Without using a calculator, find the two values of $$t$$ (where possible) in $$[0,2 \pi)$$ that make each equation true.$$\sin t=0$$

Answer

**step1** Understanding the Problem

The problem asks us to find the values of $$t$$ for which the sine of $$t$$ is equal to 0. We are looking for these values within a specific range, or interval, for $$t$$. The interval is given as $$[0, 2\pi)$$, which means $$t$$ must be greater than or equal to $$0$$ and strictly less than $$2\pi$$.

**step2** Recalling the Sine Function

To solve this problem, we need to understand what the sine function, $$\sin t$$, represents. In trigonometry, for an angle $$t$$ (measured in radians), $$\sin t$$ represents the y-coordinate of a point on the unit circle. The unit circle is a circle with a radius of 1 centered at the origin $$(0,0)$$ of a coordinate plane. An angle of $$0$$ radians corresponds to the point $$(1,0)$$ on the positive x-axis, and angles increase as we move counter-clockwise around the circle.

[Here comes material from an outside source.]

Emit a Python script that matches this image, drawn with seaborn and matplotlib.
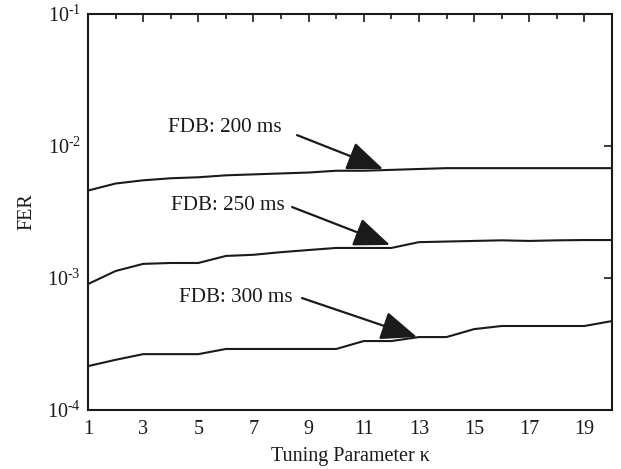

**step3** Identifying Angles where Sine is Zero

We are looking for values of $$t$$ where $$\sin t = 0$$. This means we are looking for angles where the y-coordinate of the point on the unit circle is 0. The y-coordinate is 0 when the point lies on the x-axis. There are two such positions on the unit circle:
1. The point $$(1, 0)$$ on the positive x-axis. This corresponds to an angle of $$0$$ radians.
2. The point $$(-1, 0)$$ on the negative x-axis. This corresponds to an angle of $$\pi$$ radians (which is half of a full circle).

**step4** Selecting Values within the Given Interval

The problem specifies that our solutions for $$t$$ must be within the interval $$[0, 2\pi)$$. This means that $$t$$ must be greater than or equal to $$0$$ and less than $$2\pi$$.
Let's check the angles we identified:
- For $$t=0$$ radians, $$\sin 0 = 0$$. This value is included in the interval $$[0, 2\pi)$$.
- For $$t=\pi$$ radians, $$\sin \pi = 0$$. This value is also included in the interval $$[0, 2\pi)$$.
- If we continued to $$2\pi$$ radians (a full circle), we would return to the same position as $$0$$ radians, where $$\sin (2\pi) = 0$$. However, the interval $$[0, 2\pi)$$ does not include $$2\pi$$ (the parenthesis indicates it's excluded).
Therefore, the two values of $$t$$ that make the equation $$\sin t = 0$$ true within the specified interval are $$0$$ and $$\pi$$.